China’s factory activity expanded at a slightly faster pace in August, fuelled by rising infrastructure spending and improving global demand, a Reuters survey showed on Friday, as the Chinese economy continues to recover from the coronavirus crisis.
The official manufacturing Purchasing Manager’s Index (PMI) is expected to pick up moderately to 51.2 in August from July’s four-month high of 51.1, according to the median forecast of 16 economists polled by Reuters. A reading above 50 indicates an expansion in activity on a monthly basis.
China’s vast industrial sector is steadily returning to the levels seen before the pandemic paralysed huge swathes of the economy early this year. Pent-up demand, stimulus-driven infrastructure and surprisingly resilient exports have been the main drivers propelling the rebound, but private consumption is lagging as consumers remain cautious about spending.
Profits at China’s industrial firms last month grew at the fastest pace since June 2018, official data showed on Thursday.
“High frequency data such as blast furnace operating rates and crude steel daily output continued to climb in August, likely driven by rising infrastructure demand,” said Jiang Dongying, Shanghai-based analyst at CIB Research. “On foreign demand, the continued re-opening of overseas economies could help boost new export orders.”
UK-based industry consultancy Off-Highway Research said on Wednesday it now expects a 14% jump in China’s construction machinery sales due to government stimulus, having previously said it would dip 8% before COVID-19.

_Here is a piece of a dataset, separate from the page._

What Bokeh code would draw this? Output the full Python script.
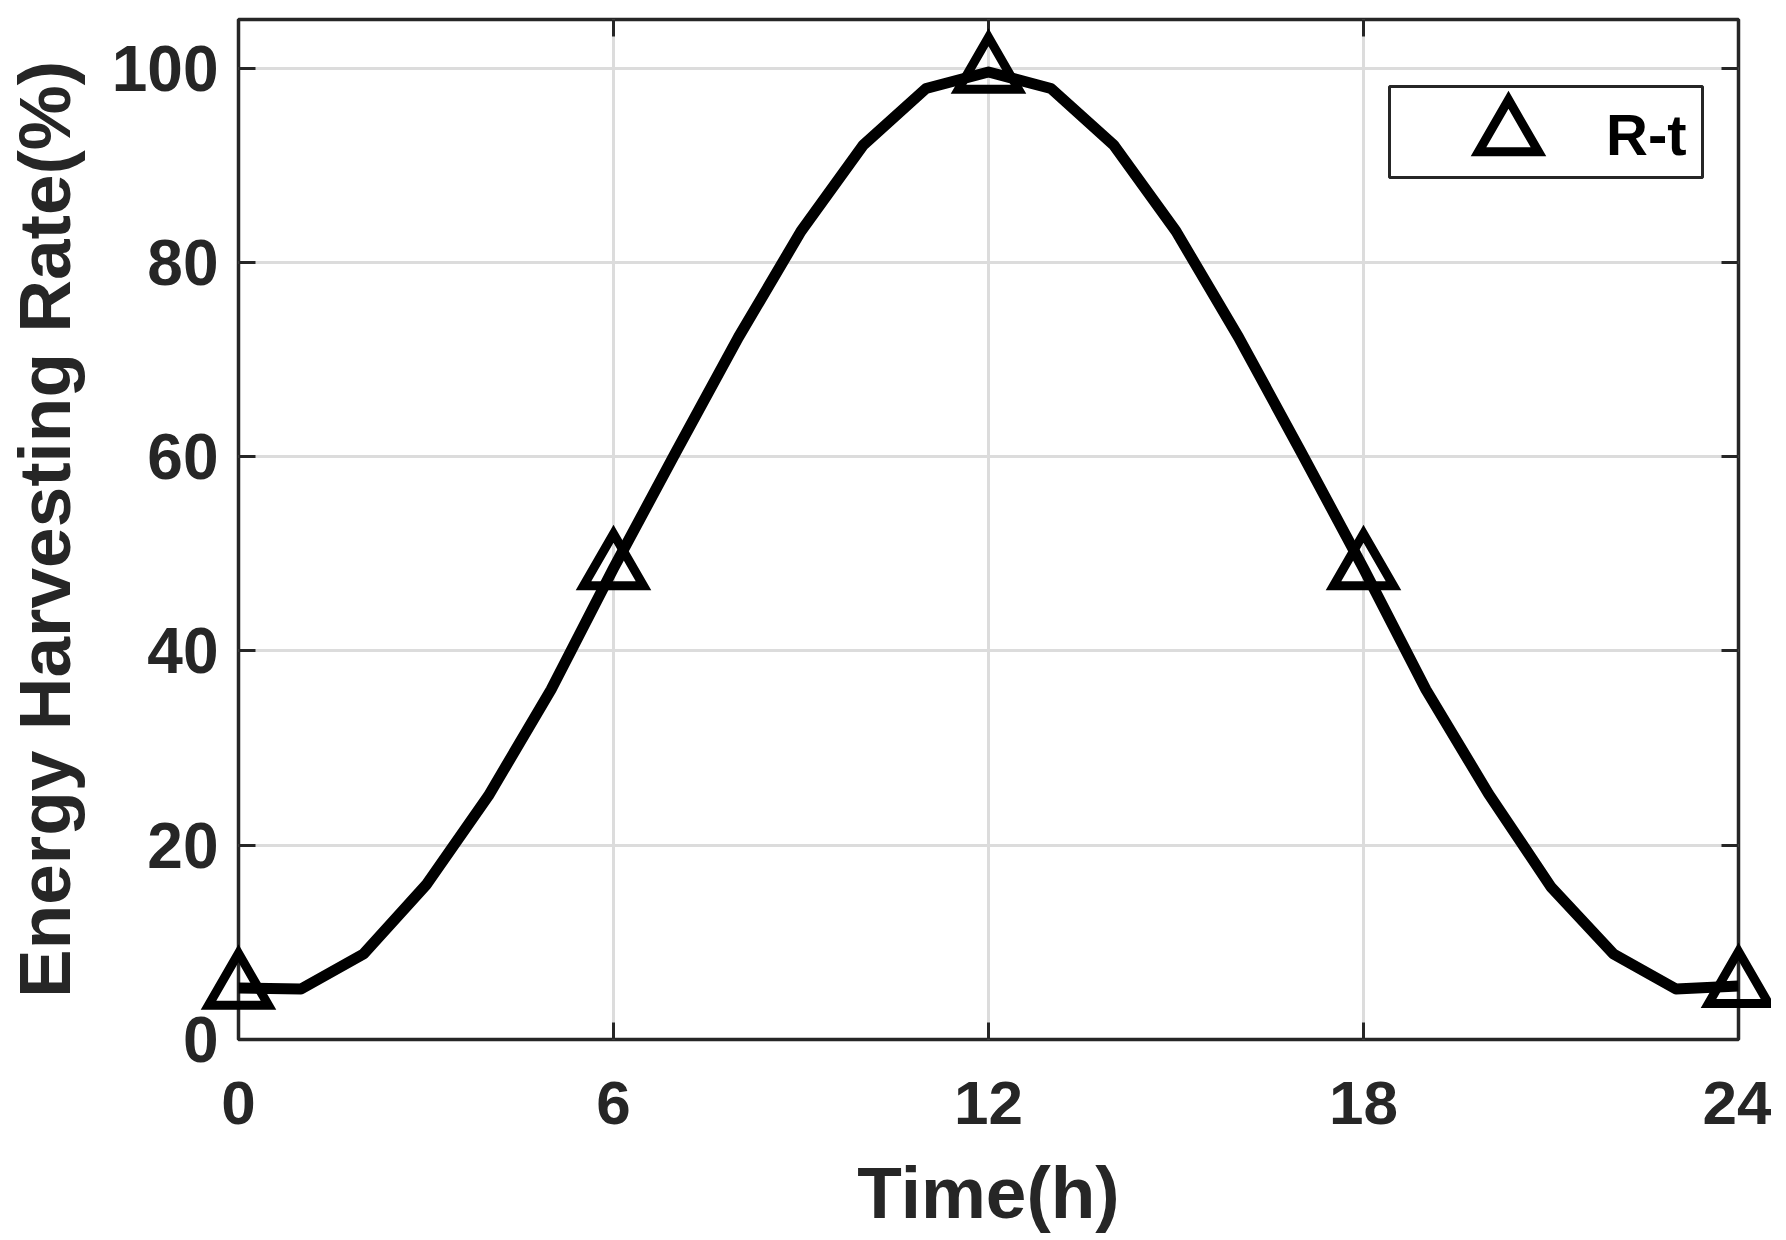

With infrastructure and property investment set to drive growth for the rest of the year, investment Bank HSBC this week raised its forecast for China’s 2020 GDP growth to 2.4% from 1.7%.
“With an uneven recovery and uncertain global growth, Beijing is focusing on reflating the domestic economy,” Qu Hongbin, chief China economist at HBSC, said in an article on Wednesday.
“We thus expect policy to remain supportive with further interest-rate reductions this year - a 25 basis-point cut in the average reserve-requirement ratio to 9.15% and the one-year loan prime rate trimmed by another 20 points to 3.65%.” The official PMI and its sister survey on the services sector will be released on Monday.
The Caixin manufacturing PMI will be published on Sept. 1, and analysts expect a reading of 52.7, easing from 52.8 in July. The Caixin services PMI survey will be out on Sept. 3.
Meanwhile, the Chinese stock market climbed on Friday, with blue-chip shares clocking their best week in four, as sentiment was supported by improving economic data and a slew of new listings.
The Shanghai Composite index closed up 1.6% at 3,403.81. The blue-chip CSI300 index jumped 2.4%. Stocks clung on to a momentum this week that was fuelled by upbeat data showing improving industrial profits and a surge in the start-up Chinext board.
The CSI300 rose 2.7% this week - its best in four - and Shanghai shares up 0.7% for the week, their best in three.
Historic reforms that saw relaxation in listing requirements and trading rules of the Shenzhen stock bourse, brought 18 companies to the start-up Chinext board this week.
The smaller Shenzhen index added almost 2%, ChiNext gained 2.6% while the tech-focused STAR50 fell 0.3%.
A surge in Chinext volumes and a rebound in earnings of companies in the Shanghai market aided investor sentiment this week, Morgan Stanley analysts said in a note.
They said second-quarter earnings season was more than half way through and Chinese firms had beaten estimates significantly, supporting their view that corporate earnings troughed in the first quarter and would stay on track for a recovery and achieve positive growth for 2020.
Founder Securities said investors should focus on individual stocks and not index-level volatility, and prepare for the listing of Ant Group, while China Central Securities recommended blue-chips that may pick up in a catch-up rally.
Ant Group, Alibaba’s fintech arm, filed for a dual listing this week in Hong Kong and on Shanghai’s Nasdaq-style STAR Market on Tuesday, which could be the world’s largest IPO.
The yuan was 0.38% stronger at 6.8681 per US dollar. About 27.13 billion shares were traded on the Shanghai exchange, more than the previous trading session’s 23.71 billion. The yuan strengthened to a near seven-month high on Friday, after the US Federal Reserve’s announced an aggressive new strategy to lift employment and increased tolerance for higher inflation, and was on track for its fifth weekly gain.